Sunday, September 25, 2005

Higher gas prices lead to less driving 

About 2 percent less, to be exact. This New York Times article says that, at previous prices, analysts would have expected Americans to buy about 9.0 million barrels a gas a day. Instead, they bought 8.8 million barrels a day. "It's a big decline," the Times quotes an analyst saying. But is less than 2.3 percent really that big?

The Times notes that the main way people are cutting back on driving today is by making fewer trips to visit friends and relatives. While transit agencies are reporting increased ridership, a transit system that carries less than 1 percent of travel can have a huge ridership gain without having any significant impact on driving.

The Times also notes that Americans who used to drive 5.1 miles per shopping trip in 1990 increased this to 7.0 miles per shopping trip by 2001. "Blame urban sprawl," comments the writer. Yet urban sprawl was not significantly greater in 2001 than it was in 1990 (most "sprawl" took place between 1945 and 1990). The reasons for the increase length in shopping trips are the increased diversity of shopping opportunities fed by the declining cost of driving.

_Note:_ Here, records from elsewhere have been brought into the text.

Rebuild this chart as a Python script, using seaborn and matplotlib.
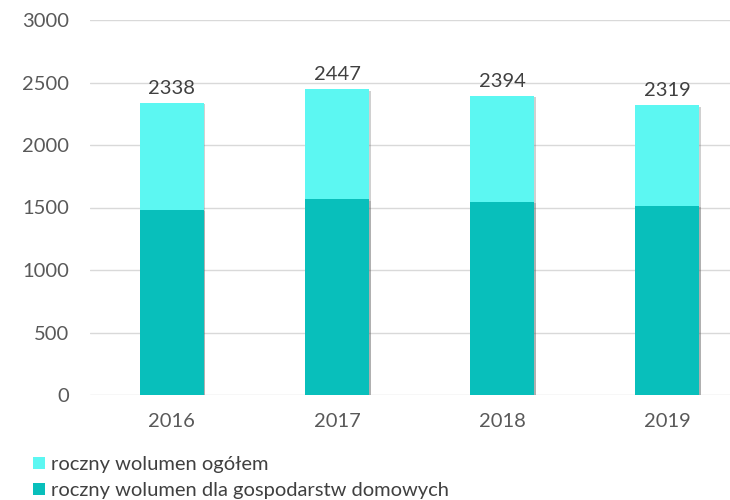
import matplotlib
matplotlib.use("Agg")
import matplotlib.pyplot as plt
import matplotlib.patheffects as pe
from matplotlib.patches import Patch
import seaborn as sns
import pandas as pd

years = ["2016", "2017", "2018", "2019"]
total_volume = [2338, 2447, 2394, 2319]
household_volume = [1480, 1565, 1545, 1512]
y_ticks = [0, 500, 1000, 1500, 2000, 2500, 3000]

label_total = "roczny wolumen ogółem"
label_house = "roczny wolumen dla gospodarstw domowych"
col_total = "#5CF7F2"
col_house = "#08BFBB"

sns.set_theme(style="white")
plt.rcParams["font.family"] = ["Lato", "DejaVu Sans"]

df = pd.DataFrame({"rok": years, "total": total_volume, "house": household_volume})

fig = plt.figure(figsize=(7.3, 5.0), dpi=100)
ax = fig.add_axes([0.123, 0.21, 0.877, 0.75])

shadow = [pe.SimplePatchShadow(offset=(1.0, -1.0), shadow_rgbFace="#666666", alpha=0.3), pe.Normal()]

sns.barplot(data=df, x="rok", y="total", color=col_total, width=0.39,
            saturation=1, ax=ax, zorder=3, linewidth=0, edgecolor="none")
sns.barplot(data=df, x="rok", y="house", color=col_house, width=0.39,
            saturation=1, ax=ax, zorder=4, linewidth=0, edgecolor="none")
for p in ax.patches:
    p.set_path_effects(shadow)

# value labels above the total bars
for i, v in enumerate(total_volume):
    ax.text(i, v + 45, f"{v}", ha="center", va="bottom", fontsize=14.5, color="#404040")

ax.set_ylim(0, 3000)
ax.set_yticks(y_ticks)
ax.set_xlim(-0.497, 3.38)
ax.yaxis.grid(True, color="#D9D9D9", linewidth=1.0, zorder=0)
ax.set_axisbelow(True)
for s in ax.spines.values():
    s.set_visible(False)
ax.set_xlabel("")
ax.set_ylabel("")
ax.tick_params(axis="y", length=0, pad=15, labelsize=14.5, labelcolor="#595959")
ax.tick_params(axis="x", length=0, pad=13, labelsize=14.5, labelcolor="#595959")

handles = [Patch(facecolor=col_total, edgecolor="none"),
           Patch(facecolor=col_house, edgecolor="none")]
fig.legend(handles, [label_total, label_house], loc="lower left",
           bbox_to_anchor=(0.021, -0.035), frameon=False, fontsize=14.5,
           handlelength=0.55, handleheight=0.55, handletextpad=0.3,
           labelspacing=0.45, labelcolor="#404040")

fig.savefig("out.png", dpi=100)
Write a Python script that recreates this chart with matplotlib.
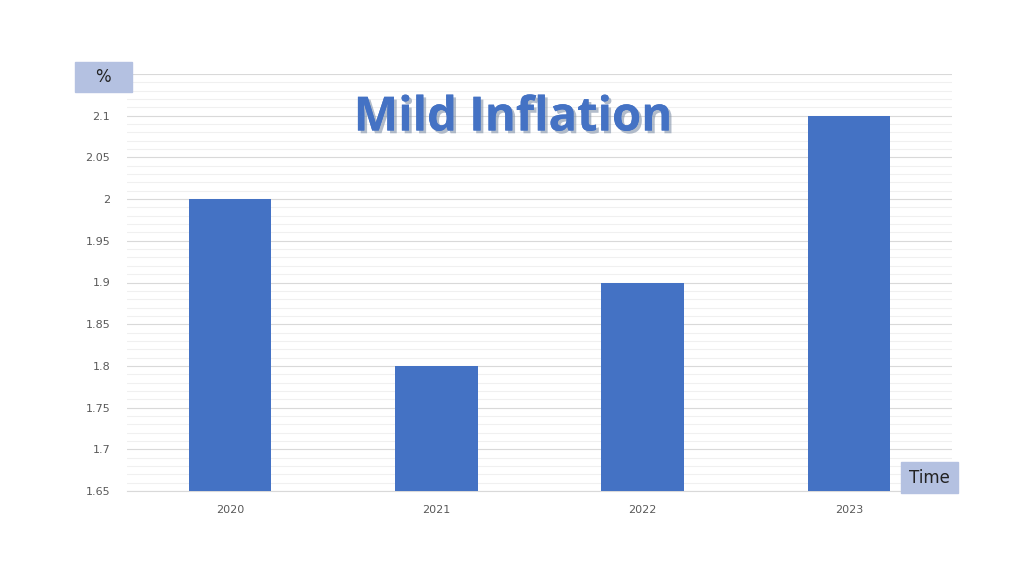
import matplotlib.pyplot as plt
import matplotlib.patheffects as pe
import numpy as np

years = ['2020', '2021', '2022', '2023']
inflation = [2.0, 1.8, 1.9, 2.1]

fig = plt.figure(figsize=(10.24, 5.76), dpi=100)
ax = fig.add_axes([127/1024, 1 - 491/576, 825/1024, (491 - 74)/576])

x = np.arange(len(years))
ax.bar(x, inflation, width=0.4, color='#4472c4', zorder=3)
ax.set_xlim(-0.5, 3.5)
ax.set_ylim(1.65, 2.15)
ax.set_xticks(x)
ax.set_xticklabels(years)
ax.set_yticks(np.arange(1.65, 2.151, 0.05))
ax.set_yticklabels(['1.65', '1.7', '1.75', '1.8', '1.85', '1.9', '1.95', '2', '2.05', '2.1', ''])
ax.set_yticks(np.arange(1.65, 2.151, 0.01), minor=True)
ax.grid(axis='y', which='major', color='#d9d9d9', linewidth=0.8, zorder=0)
ax.grid(axis='y', which='minor', color='#f0f0f0', linewidth=0.8, zorder=0)
ax.tick_params(axis='both', which='both', length=0, labelsize=8, labelcolor='#595959')
ax.tick_params(axis='x', pad=10)
ax.tick_params(axis='y', pad=12)
for s in ['top', 'right', 'left']:
    ax.spines[s].set_visible(False)
ax.spines['bottom'].set_color('#d9d9d9')

fig.text(513/1024, 1 - 118/576, 'Mild Inflation', ha='center', va='center',
         fontsize=34, fontweight='bold', family='Open Sans', color='#4472c4',
         path_effects=[pe.withSimplePatchShadow(offset=(2, -2), shadow_rgbFace='#8090a8', alpha=0.6), pe.Normal()])

box = dict(boxstyle='square,pad=0', facecolor='#b4c1e1', edgecolor='none')
fig.patches.append(plt.Rectangle((75/1024, 1 - 92/576), 57/1024, 30/576, transform=fig.transFigure, color='#b4c1e1'))
fig.text(103/1024, 1 - 77/576, '%', ha='center', va='center', fontsize=12, color='#222222')
fig.patches.append(plt.Rectangle((901/1024, 1 - 493/576), 57/1024, 31/576, transform=fig.transFigure, color='#b4c1e1'))
fig.text(929/1024, 1 - 478/576, 'Time', ha='center', va='center', fontsize=12, color='#222222')

fig.savefig('out.png', dpi=100)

If previous gas shortages are any indication, changes in people's travel habits due to high gas prices will be short lived. If prices don't go back down, people will buy more fuel efficient cars and then go back to driving as much as before. In 1983, Americans drove 26 percent more than in 1973, yet used only 5 percent more fuel. From 1973 to 2003, fuel economy has increased by 42 percent and there is obviously room to increase it further if we are motivated to do so by high gas prices.

Comments:
>>>>>If previous gas shortages are any indication, changes in people's travel habits due to high gas prices will be short lived. >>>>>

The situation regarding today's gas shortages are different than prior years. China, India and European nations are effecting the price of oil unlike the shortages expereinced in 1973. The days of buying gas at $1.50 a gallon are gone forever as the world becomes dependant on the middle east for their fuel. Next summer, we'll see gas hit $4.50 per gallon or more even if there are no natural disaster to affect the price. High gas prices are here to stay and will send this country into a recession by the time it's hits $5.00 dollars a gallon.


>>>>In 1983, Americans drove 26 percent more than in 1973, yet used only 5 percent more fuel. From 1973 to 2003, fuel economy has increased by 42 percent and there is obviously room to increase it further if we are motivated to do so by high gas prices.>>>>>

The above statement is based on the assumption that consumers will sell their SUV's and drive Volkwagon Jettas. In addition, with fuel prices doubling each year, motoring will be expensive in any vehicle regardless to the fuel economy.

As the article pointed out, public transportation is experiencing record growth as motorcar transport becomes unaffordable. We need to subsidize bus and lightrail or consumers will spend most of their descretionary income on gasoline sending the entire economy into a deep recession.
 
If automobiles are going to become unaffordable, and bus and lightrail are going to be practical alternative, why do but and lightrail need to be subsidized? Subsidies should only be needed if they aren't really competitive.
 
>>>>>If automobiles are going to become unaffordable, and bus and lightrail are going to be practical alternative, why do but and lightrail need to be subsidized? Subsidies should only be needed if they aren't really competitive.<<<<<<

If automobiles become unaffordable, you better hope your city and state start subsidizing public transportation or tens of thousands will spend 30-50 percent of their income on transportation sending your community into a freefall.

The government subsidzes highways and road construction 15 times greater than public transportation but we expect railroads to pay for themselves through the fare box. This is folly.

The days of rail lines making a profit died 70 years ago. Today, ALL rail lines in Europe and North America have to be subsidized to the benefit of the people just like our highways.
 
"ALL rail lines have to be subsidized"? I think anonymous will agree that Europe has provided many times as many subsidies to rail than the U.S. Yet between 1980 and 2000 intercity rail's market share in Europe declined from 8.2 to 6.3 percent, while urban rail's share declined from 1.4 to 1.1 percent.

If rail transit doesn't work in Europe, with its higher density populations, all of its subsidies, and high taxes on gasoline, how can it work here?